** START RAW RECORDS **
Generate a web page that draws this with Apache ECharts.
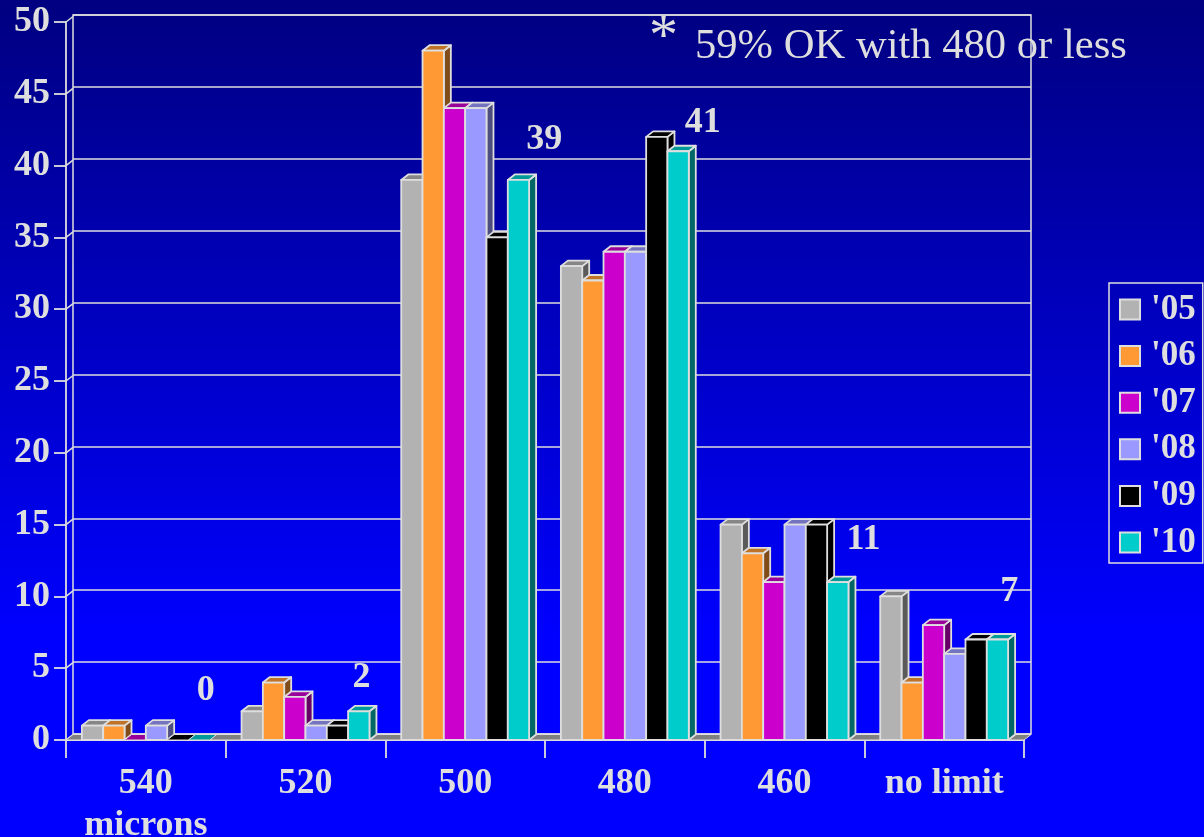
<!DOCTYPE html>
<html>
<head>
<meta charset="utf-8">
<style>html,body{margin:0;padding:0;background:#0000ff}#c{width:1204px;height:837px}</style>
<script src="https://cdn.jsdelivr.net/npm/echarts@6/dist/echarts.min.js"></script>
</head>
<body>
<div id="c"></div>
<script>
const categories = ['540\nmicrons', '520', '500', '480', '460', 'no limit'];
const yTicks = [0, 5, 10, 15, 20, 25, 30, 35, 40, 45, 50];
const y05 = [1, 2, 39, 33, 15, 10];
const y06 = [1, 4, 48, 32, 13, 4];
const y07 = [0, 3, 44, 34, 11, 8];
const y08 = [1, 1, 44, 34, 15, 6];
const y09 = [0, 1, 35, 42, 15, 7];
const y10 = [0, 2, 39, 41, 11, 7];
const seriesNames = ["'05", "'06", "'07", "'08", "'09", "'10"];
const seriesValues = [y05, y06, y07, y08, y09, y10];
const note = '59% OK with 480 or less';

const front = ['#b2b2b2', '#ff9933', '#cc00cc', '#9999ff', '#000000', '#00cccc'];
const topFace = ['#868686', '#bf7326', '#990099', '#7373bf', '#000000', '#009999'];
const sideFace = ['#5a5a5a', '#804d1a', '#660066', '#4d4d80', '#000000', '#006666'];
const labelNudge = [[60, -49], [56, -34], [79, -40], [78, -29], [79, -42], [65, -48]];
const ink = '#dedede';
const serif = '"Liberation Serif", "Times New Roman", serif';
const DX = 7, DY = -5.5;

function bar3d(si) {
  return function (params, api) {
    const cat = api.value(0), v = api.value(1);
    const base = api.coord([cat, 0]);
    const top = api.coord([cat, v]);
    const band = api.size([1, 0])[0];
    const w = band * 0.1335;
    const x0 = base[0] + (si - 3) * w, x1 = x0 + w;
    const yt = top[1], yb = base[1];
    const st = { stroke: ink, lineWidth: 1.8, lineJoin: 'round' };
    const kids = [];
    if (v > 0) {
      kids.push({ type: 'polygon', shape: { points: [[x1, yb], [x1 + DX, yb + DY], [x1 + DX, yt + DY], [x1, yt]] }, style: Object.assign({ fill: sideFace[si] }, st) });
    }
    kids.push({ type: 'polygon', shape: { points: [[x0, yt], [x0 + DX, yt + DY], [x1 + DX, yt + DY], [x1, yt]] }, style: Object.assign({ fill: topFace[si] }, st, v > 0 ? {} : { lineWidth: 1 }) });
    if (v > 0) {
      kids.push({ type: 'rect', shape: { x: x0, y: yt, width: w, height: yb - yt }, style: Object.assign({ fill: front[si] }, st) });
    }
    return { type: 'group', children: kids };
  };
}

const barSeries = seriesNames.map((name, si) => ({
  name,
  type: 'custom',
  coordinateSystem: 'cartesian2d',
  xAxisIndex: 0, yAxisIndex: 0,
  clip: false, z: 5,
  itemStyle: { color: front[si], borderColor: ink, borderWidth: 1.5 },
  encode: { x: 0, y: 1 },
  data: seriesValues[si].map((v, i) => [i, v]),
  renderItem: bar3d(si)
}));

const wallSeries = {
  name: 'wall', type: 'custom', coordinateSystem: 'cartesian2d',
  xAxisIndex: 0, yAxisIndex: 0, clip: false, z: 3, silent: true,
  encode: { y: 0 },
  data: yTicks.map(t => [t]),
  renderItem(params, api) {
    const p = api.coord([0, api.value(0)]);
    const x = p[0] - api.size([1, 0])[0] / 2;
    return { type: 'line', shape: { x1: x, y1: p[1], x2: x + DX, y2: p[1] + DY }, style: { stroke: ink, lineWidth: 1.5 } };
  }
};

const floorSeries = {
  name: 'floor', type: 'custom', coordinateSystem: 'cartesian2d',
  xAxisIndex: 0, yAxisIndex: 0, clip: false, z: 4, silent: true,
  encode: { x: 0 },
  data: [[0]],
  renderItem(params, api) {
    const band = api.size([1, 0])[0];
    const a = api.coord([0, 0]), b = api.coord([categories.length - 1, 0]);
    const l = a[0] - band / 2, r = b[0] + band / 2, y = a[1];
    return { type: 'polygon', shape: { points: [[l, y], [l + DX, y + DY], [r + DX, y + DY], [r, y]] }, style: { fill: '#808080', stroke: ink, lineWidth: 1 } };
  }
};

const labelSeries = {
  name: 'labels', type: 'custom', coordinateSystem: 'cartesian2d',
  xAxisIndex: 0, yAxisIndex: 0, clip: false, z: 8, silent: true,
  encode: { x: 0, y: 1 },
  data: y10.map((v, i) => [i, v]),
  renderItem(params, api) {
    const i = api.value(0), v = api.value(1);
    const p = api.coord([i, v]);
    const n = labelNudge[i];
    return { type: 'text', style: { text: String(v), x: p[0] + n[0], y: p[1] + n[1], fill: ink, font: 'bold 36px ' + serif, textAlign: 'center', textVerticalAlign: 'middle' } };
  }
};

const chart = echarts.init(document.getElementById('c'), null, { renderer: 'canvas' });
chart.setOption({
  animation: false,
  backgroundColor: { type: 'linear', x: 0, y: 0, x2: 0, y2: 1, colorStops: [{ offset: 0, color: '#000080' }, { offset: 0.76, color: '#0000ff' }, { offset: 1, color: '#0000ff' }] },
  grid: [
    { left: 66, top: 22, width: 958, height: 718, show: false, outerBoundsMode: 'none' },
    { left: 73, top: 15, width: 958, height: 719, show: true, borderColor: ink, borderWidth: 1.5, backgroundColor: 'transparent', outerBoundsMode: 'none' }
  ],
  xAxis: [
    { type: 'category', gridIndex: 0, data: categories, boundaryGap: true,
      axisLine: { show: true, lineStyle: { color: ink, width: 1.8 } },
      axisTick: { show: true, length: 18, alignWithLabel: false, lineStyle: { color: ink, width: 1.8 } },
      axisLabel: { color: ink, fontFamily: serif, fontWeight: 'bold', fontSize: 36, lineHeight: 42, margin: 23, interval: 0 } },
    { type: 'category', gridIndex: 1, data: categories, show: false }
  ],
  yAxis: [
    { type: 'value', gridIndex: 0, min: 0, max: 50, interval: 5,
      axisLine: { show: true, lineStyle: { color: ink, width: 1.8 } },
      axisTick: { show: true, length: 12, lineStyle: { color: ink, width: 1.8 } },
      splitLine: { show: false },
      axisLabel: { color: ink, fontFamily: serif, fontWeight: 'bold', fontSize: 36, margin: 16, padding: [3, 0, 0, 0] } },
    { type: 'value', gridIndex: 1, min: 0, max: 50, interval: 5,
      axisLine: { show: false }, axisTick: { show: false }, axisLabel: { show: false },
      splitLine: { show: true, lineStyle: { color: ink, width: 1.5 } } }
  ],
  legend: {
    show: true, orient: 'vertical', left: 1109, top: 283, width: 94,
    data: seriesNames, icon: 'rect', itemWidth: 20, itemHeight: 20, itemGap: 11.6,
    padding: [9, 7, 3, 10],
    borderColor: ink, borderWidth: 1.5, selectedMode: false,
    textStyle: { color: ink, fontFamily: serif, fontWeight: 'bold', fontSize: 35, lineHeight: 34, padding: [0, 0, 0, 6] }
  },
  graphic: [
    { type: 'text', left: 649, top: 10, z: 20, silent: true, style: { text: '*', fill: ink, font: '58px ' + serif } },
    { type: 'text', left: 695, top: 25, z: 20, silent: true, style: { text: note, fill: ink, font: '42.6px ' + serif } }
  ],
  series: [wallSeries, floorSeries].concat(barSeries, [labelSeries])
});
</script>
</body>
</html>
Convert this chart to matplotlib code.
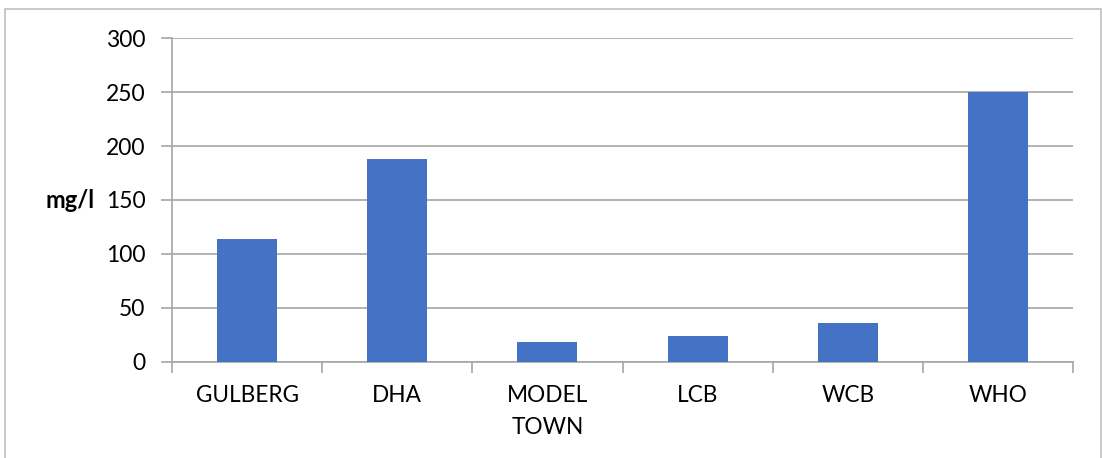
import matplotlib.pyplot as plt
from matplotlib.patches import Rectangle

categories = ["GULBERG", "DHA", "MODEL\nTOWN", "LCB", "WCB", "WHO"]
values = [114, 188, 18, 24, 36, 250]
y_ticks = [0, 50, 100, 150, 200, 250, 300]

plt.rcParams["font.family"] = ["Lato", "DejaVu Sans"]

fig = plt.figure(figsize=(11.02, 4.58), dpi=100)
ax = fig.add_axes([172 / 1102, 1 - 361.7 / 458, (1073 - 172) / 1102, (361.7 - 38.3) / 458])

# outer chart frame like the office chart border
fig.patches.append(Rectangle((5 / 1102, -0.1), (1101 - 5) / 1102, 1.1 - 9 / 458,
                             transform=fig.transFigure, fill=False,
                             edgecolor="#bfbfbf", linewidth=1.2))

x = list(range(len(categories)))
ax.bar(x, values, width=0.4, color="#4472c4", zorder=3)

ax.set_xlim(-0.5, len(categories) - 0.5)
ax.set_ylim(0, 300)
ax.set_yticks(y_ticks)
ax.set_yticklabels([str(t) for t in y_ticks], fontsize=16.5)
ax.set_xticks(x)
ax.set_xticklabels(categories, fontsize=16.3, linespacing=1.6, va="top")
ax.set_xticks([i - 0.5 for i in range(len(categories) + 1)], minor=True)

ax.grid(axis="y", color="#a6a6a6", linewidth=1.2, zorder=0)
for s in ["top", "right"]:
    ax.spines[s].set_visible(False)
ax.spines["left"].set_color("#a6a6a6")
ax.spines["bottom"].set_color("#a6a6a6")
ax.spines["left"].set_linewidth(1.2)
ax.spines["bottom"].set_linewidth(1.2)

ax.tick_params(axis="y", length=8, width=1.2, color="#a6a6a6", pad=11)
ax.tick_params(axis="x", which="major", length=0, pad=17)
ax.tick_params(axis="x", which="minor", length=8, width=1.2, color="#a6a6a6")

ax.set_ylabel("mg/l", fontsize=17, fontweight="bold", rotation=0, ha="right", va="center")
ax.yaxis.set_label_coords((95 - 172) / 901, 0.5)

fig.savefig("out.png", dpi=100)
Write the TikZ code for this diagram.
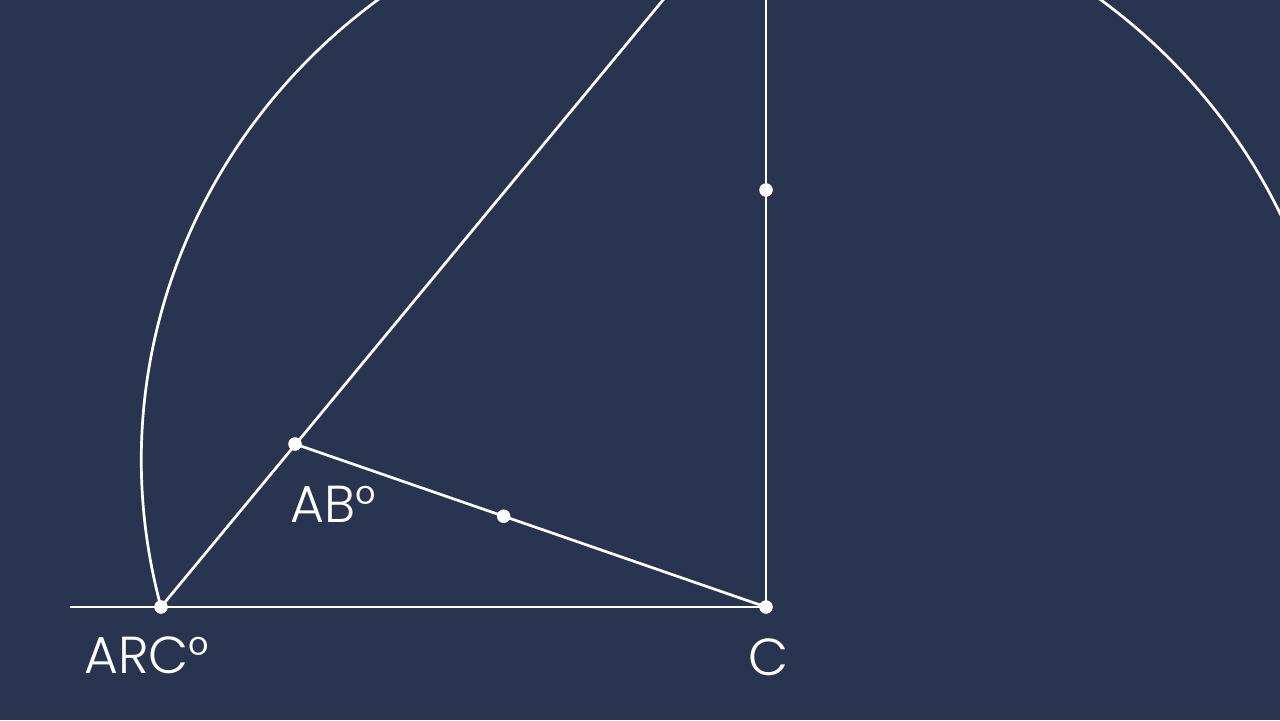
\documentclass[tikz,border=0pt]{standalone}
\usepackage{fontspec}
\setmainfont{Poppins}[UprightFont={* Light}]
\usetikzlibrary{calc}
\definecolor{bgnavy}{RGB}{41,52,80}
\tikzset{
  geo/.style={draw=white, line width=1.35pt},
  dot/.style={circle, fill=white, inner sep=0pt, minimum size=6.6pt},
  lbl/.style={text=white, inner sep=0pt, anchor=base west, font=\fontsize{26}{30}\selectfont}
}
\begin{document}
\begin{tikzpicture}[x=0.5pt, y=0.5pt]
\useasboundingbox (0,0) rectangle (1280,720);
\fill[bgnavy] (0,0) rectangle (1280,720);
\clip (0,0) rectangle (1280,720);
% points
\coordinate (L) at (70,113);
\coordinate (Ctop) at (766,740);
\coordinate (Far) at (663,720);
\node[dot] (ARC) at (161,113) {};
\node[dot] (C) at (766,113) {};
\node[dot] (AB) at (295,276) {};
\node[dot] (M) at ($(AB.center)!0.443!(C.center)$) {};
\node[dot] (V) at (766,530) {};
% lines
\draw[geo] (ARC.center) arc[start angle=194.7, end angle=-5, x radius=598, y radius=578];
\draw[geo] (L) -- (C.center);
\draw[geo] (C.center) -- (Ctop);
\draw[geo] (ARC.center) -- ($(ARC.center)!1.2!(Far)$);
\draw[geo] (AB.center) -- (C.center);
% redraw dots on top
\foreach \p in {ARC,C,AB,M,V} \fill[white] (\p) circle[radius=6.6];
% labels
\node[lbl] (tARC) at (84,47) {ARC°};
\node[lbl] (tAB) at (290,198) {AB°};
\node[lbl] (tC) at (748,45) {C};
\end{tikzpicture}
\end{document}
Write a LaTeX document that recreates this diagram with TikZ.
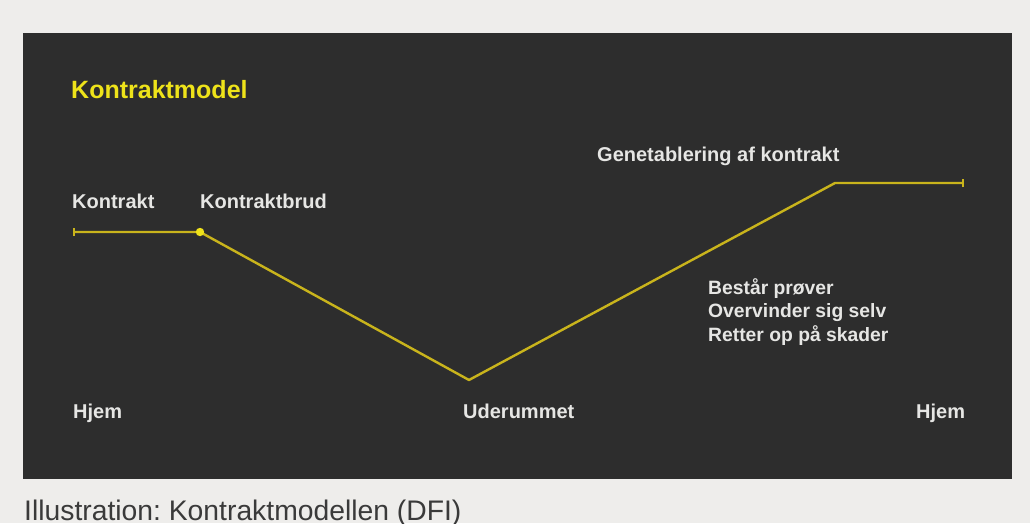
** END RAW RECORDS **
_PROMPT_.
Count how many lines above carry the word "that". Only the number is required.

_IN RESPONSE_.
2